3. **Click** on the **yes** bar on the right.
4. **Select** the **drill down** button (second from the right).
We notice that all of the visualizations change to be relative to customers who left, and that the satisfaction score changes to a lower number, which makes sense. We now see that our Small Business customers have the lowest satisfaction scores **3.04**. You can hover over any of the bars in the graph to get more details about the metric. Hover over the **Small Business** bar in the graph and you will see the **3.04** satisfaction score.
We can dig deeper into these customers by drilling down further.

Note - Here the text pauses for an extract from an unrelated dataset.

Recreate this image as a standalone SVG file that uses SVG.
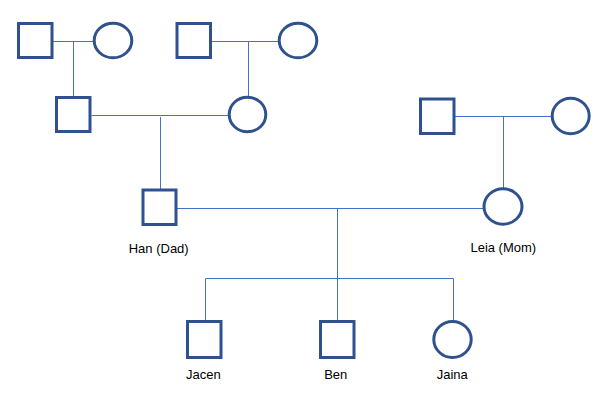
<svg xmlns="http://www.w3.org/2000/svg" width="609" height="418" viewBox="0 0 609 418">
<style>
.sq{fill:#fff;stroke:#2F528F;stroke-width:3}
.ci{fill:#fff;stroke:#2F528F;stroke-width:3}
.ln{fill:none;stroke:#4472C4;stroke-width:1}
.lb{font-family:"Liberation Sans",Arial,sans-serif;font-size:13px;fill:#000;text-anchor:middle}
</style>
<rect width="609" height="418" fill="#fff"/>
<g id="connectors">
<path class="ln" d="M53 41.5H93M73.5 41.5V96"/>
<path class="ln" d="M211.5 41.5H278M248.5 41.5V96"/>
<path class="ln" d="M91.5 115.5H229M160.5 117V189"/>
<path class="ln" d="M455 116.5H551M503.5 116V188"/>
<path class="ln" d="M177 208.5H483M337.5 208V321"/>
<path class="ln" d="M205.5 278.5H453.5M205.5 278.5V321M453.5 278.5V321"/>
</g>
<g id="gf-paternal"><rect class="sq" x="18.5" y="23.5" width="33.5" height="34"/></g>
<g id="gm-paternal"><ellipse class="ci" cx="113" cy="40.5" rx="18.8" ry="17.3"/></g>
<g id="gf-paternal2"><rect class="sq" x="177" y="23.5" width="33.5" height="34"/></g>
<g id="gm-paternal2"><ellipse class="ci" cx="298" cy="40.5" rx="18.8" ry="17.3"/></g>
<g id="han-father"><rect class="sq" x="56.5" y="97.5" width="33.5" height="34"/></g>
<g id="han-mother"><ellipse class="ci" cx="247.5" cy="114.5" rx="18.3" ry="17.3"/></g>
<g id="leia-father"><rect class="sq" x="420.5" y="99" width="33.5" height="34.5"/></g>
<g id="leia-mother"><ellipse class="ci" cx="570.7" cy="116" rx="18.5" ry="17.7"/></g>
<g id="han"><rect class="sq" x="143" y="190" width="33" height="34.5"/><text class="lb" x="158.7" y="252.5">Han (Dad)</text></g>
<g id="leia"><ellipse class="ci" cx="503" cy="206.5" rx="19" ry="17.7"/><text class="lb" x="503.3" y="251.5">Leia (Mom)</text></g>
<g id="jacen"><rect class="sq" x="187.5" y="321.5" width="33.5" height="36"/><text class="lb" x="203.3" y="379">Jacen</text></g>
<g id="ben"><rect class="sq" x="320.5" y="321.5" width="33.5" height="36"/><text class="lb" x="335.7" y="379">Ben</text></g>
<g id="jaina"><ellipse class="ci" cx="452.5" cy="339.5" rx="18.7" ry="18"/><text class="lb" x="452.3" y="379">Jaina</text></g>
</svg>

1. **Click** on the **Small Business** bar in the graph.
2. **Select** the **drill down** button (second from the right).
This shows the States of the customers who left the bank. In this case since we are filtered on Small Business, we see the satisfaction level of all Small Business customers who have left, by their state.
To find the state with the lowest satisfaction score:
1. **Click** on the **Satisfaction (Average)** axis title on the left hand side of the chart.
2. **Select** the **Sort** button.
3. **Select** the **Sort descending** menu item.
We see that Rhode Island has the lowest satisfaction level. We can drill down to find out which customer(s) from Rhode Island closed their accounts.
1. **Click** on the **Rhode Island** bar in the graph.
2. **Select** the **drill down** button (second from the right).
We see that we had one customer (UX10401) leave us from Rhode Island, and their satisfaction level was 2.
Additionally, if we look at the bar below, we can see that this customer was a 70 - 79 year old female.
> **Note -** You can click on any part of the dashboard and the rest of the dashboard will filter based on the value you select. Also, we would usually title these graphs, set maximums on graphs, specify different colors, etc. to make the dashboard more appealing before sharing across the enterprise (or at the board meeting). But for the sake of time we will skip that for this demo.
# Take a screen capture or screen shot of this dashboard tab to show that you have completed the lab.